Die Tartero-Brüder und Norbert Blüm am einstigen Pizza-Connection-Tisch: "Uns trennten Welten"Bild: DW/R. Bosen

Kohls damaliger enger Vertrauter Blüm glaubt, dass ihm die parteiübergreifenden Annäherungsversuche einerseits nicht so recht waren, "andererseits hatte er eine Nase gehabt, um politische Entwicklungen zu spüren. Insofern hatte er das mit einem weinenden, aber sicher auch mit einem lachenden Auge zugelassen." Heute können CDU und Grüne ganz offen miteinander flirten. In Hamburg, Hessen und Baden-Württemberg wurden schwarz-grüne Koalitionen Wirklichkeit. Angesichts der ständigen Differenzen mit der CSU sähe Kanzlerin Merkel mittlerweile wohl lieber die Grünen an ihrer Seite, als die vermeintliche Schwesterpartei aus Bayern.

Tabus zwischen Parteien überwunden

Wie die Lebenswirklichkeit lehrt, gelingen Koalitionen eben dann vor allem, wenn die Beteiligten einen Draht zueinander haben. Umgekehrt scheitern sie eher an mangelndem Vertrauen als an Differenzen in Sachfragen. Man überwinde das nur, "indem sich die Menschen kennenlernen, und zwar nicht nur auf der Höhe von politischen Programmen und Diskussionen", sagt Norbert Blüm. Insofern habe das Sassella etwas zur Veränderung der politischen Kultur beigetragen. Wie immer geschehe das nicht durch Paukenschläge, sondern Schritt für Schritt. "Ich finde es gut, dass wir die Tabus zwischen den Parteien überwunden haben."
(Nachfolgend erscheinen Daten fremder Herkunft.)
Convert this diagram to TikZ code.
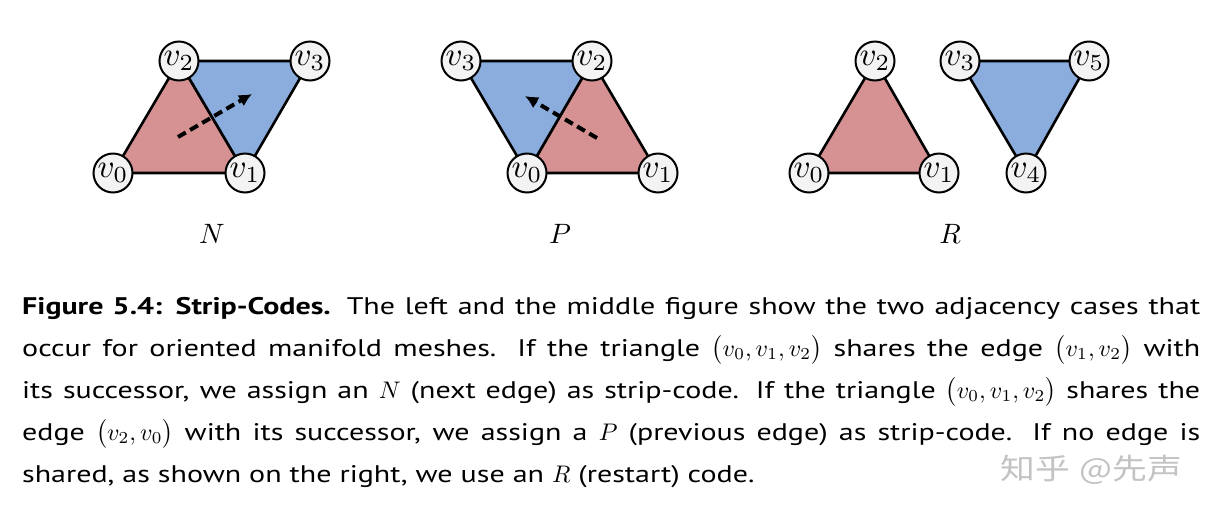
\RequirePackage{fix-cm}
\documentclass[tikz,border=0pt]{standalone}
\usepackage{fontspec}
\setsansfont{PT Sans}[FakeStretch=1.25]
\newfontfamily\cjkfont{Noto Sans CJK SC}[FakeStretch=1.2]
\usetikzlibrary{arrows.meta}
\definecolor{tred}{RGB}{214,146,146}
\definecolor{tblue}{RGB}{138,173,222}
\definecolor{vfill}{RGB}{244,243,243}
\definecolor{wmark}{RGB}{195,195,195}
\newcommand{\capfont}{\sffamily\fontsize{24}{42}\selectfont}
\newcommand{\capline}[1]{\makebox[1178pt][s]{#1}}
\newcommand{\sm}[2]{\scalebox{#1}{\normalsize$#2$}}
\newcommand{\cm}[1]{\sm{2.4}{#1}}
\begin{document}
\begin{tikzpicture}[x=1pt,y=-1pt,
  vert/.style={circle,draw=black,line width=2pt,fill=vfill,minimum size=39pt,inner sep=0pt},
  face/.style={draw=black,line width=2.6pt,line join=round},
  redface/.style={face,fill=tred},
  blueface/.style={face,fill=tblue},
  flow/.style={line width=4pt,dash pattern=on 9pt off 5pt,-{Latex[length=13pt,width=13pt]}},
  code/.style={inner sep=0pt},
  captext/.style={anchor=base west,inner sep=0pt,font=\capfont},
  wm/.style={anchor=base west,inner sep=0pt,text=wmark,font=\cjkfont\fontsize{29}{29}\selectfont}]
\useasboundingbox (0,0) rectangle (1222,520);
\fill[white] (0,0) rectangle (1222,520);

% ---------- N ----------
\coordinate (a0) at (113,173);
\coordinate (a1) at (245,173);
\coordinate (a2) at (179,61);
\coordinate (a3) at (310,61);
\filldraw[redface] (a0) -- (a1) -- (a2) -- cycle;
\filldraw[blueface] (a2) -- (a1) -- (a3) -- cycle;
\coordinate (as) at (178,137);
\coordinate (ae) at (252,94);
\draw[flow] (as) -- (ae);
\node[vert] (nv0) at (a0) {\sm{3.3}{v_0}};
\node[vert] (nv1) at (a1) {\sm{3.3}{v_1}};
\node[vert] (nv2) at (a2) {\sm{3.3}{v_2}};
\node[vert] (nv3) at (a3) {\sm{3.3}{v_3}};
\node[code] (lN) at (212,234) {\sm{2.8}{N}};

% ---------- P ----------
\coordinate (b0) at (527,173);
\coordinate (b1) at (658,173);
\coordinate (b2) at (592,61);
\coordinate (b3) at (461,61);
\filldraw[redface] (b0) -- (b1) -- (b2) -- cycle;
\filldraw[blueface] (b0) -- (b2) -- (b3) -- cycle;
\coordinate (bs) at (597,138);
\coordinate (be) at (525,96);
\draw[flow] (bs) -- (be);
\node[vert] (pv0) at (b0) {\sm{3.3}{v_0}};
\node[vert] (pv1) at (b1) {\sm{3.3}{v_1}};
\node[vert] (pv2) at (b2) {\sm{3.3}{v_2}};
\node[vert] (pv3) at (b3) {\sm{3.3}{v_3}};
\node[code] (lP) at (560,234) {\sm{2.8}{P}};

% ---------- R ----------
\coordinate (c0) at (809,173);
\coordinate (c1) at (939,173);
\coordinate (c2) at (875,61);
\coordinate (c3) at (960,61);
\coordinate (c4) at (1026,173);
\coordinate (c5) at (1089,61);
\filldraw[redface] (c0) -- (c1) -- (c2) -- cycle;
\filldraw[blueface] (c3) -- (c4) -- (c5) -- cycle;
\node[vert] (rv0) at (c0) {\sm{3.3}{v_0}};
\node[vert] (rv1) at (c1) {\sm{3.3}{v_1}};
\node[vert] (rv2) at (c2) {\sm{3.3}{v_2}};
\node[vert] (rv3) at (c3) {\sm{3.3}{v_3}};
\node[vert] (rv4) at (c4) {\sm{3.3}{v_4}};
\node[vert] (rv5) at (c5) {\sm{3.3}{v_5}};
\node[code] (lR) at (950,234) {\sm{2.8}{R}};

% ---------- caption ----------
\node[captext] (l1) at (22,314) {\capline{\textbf{Figure 5.4: Strip-Codes.} The left and the middle figure show the two adjacency cases that}};
\node[captext] (l2) at (22,356) {\capline{occur for oriented manifold meshes. If the triangle \cm{\bigl(v_0,v_1,v_2\bigr)} shares the edge \cm{\bigl(v_1,v_2\bigr)} with}};
\node[captext] (l3) at (22,398) {\capline{its successor, we assign an \cm{N} (next edge) as strip-code. If the triangle \cm{\bigl(v_0,v_1,v_2\bigr)} shares the}};
\node[captext] (l4) at (22,440) {\capline{edge \cm{\bigl(v_2,v_0\bigr)} with its successor, we assign a \cm{P} (previous edge) as strip-code. If no edge is}};
\node[captext] (l5) at (22,482) {shared, as shown on the right, we use an \cm{R} (restart) code.};
\node[wm] (wm) at (1000,479) {知乎\hspace{10pt}@先声};
\end{tikzpicture}
\end{document}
Als der politische Betrieb 1999 nach Berlin umzog, gab es noch unregelmäßige Nachfolgetreffen der Pizza-Connection, die versandeten aber alsbald. Natürlich habe es in Berlin keinen Ort gegeben, "der mit dem einzigartigen Sassella auch nur annähernd vergleichbar wäre", schreibt Connection-Veteran Armin Laschet zum Sassella-Jubiläum. So endete in der Berliner Republik die Pizza-Connection. "Viele Freundschaften aber sind geblieben aus dieser Zeit; sie tragen - trotz aller politischen Unterschiede - bis heute", ergänzt Laschet.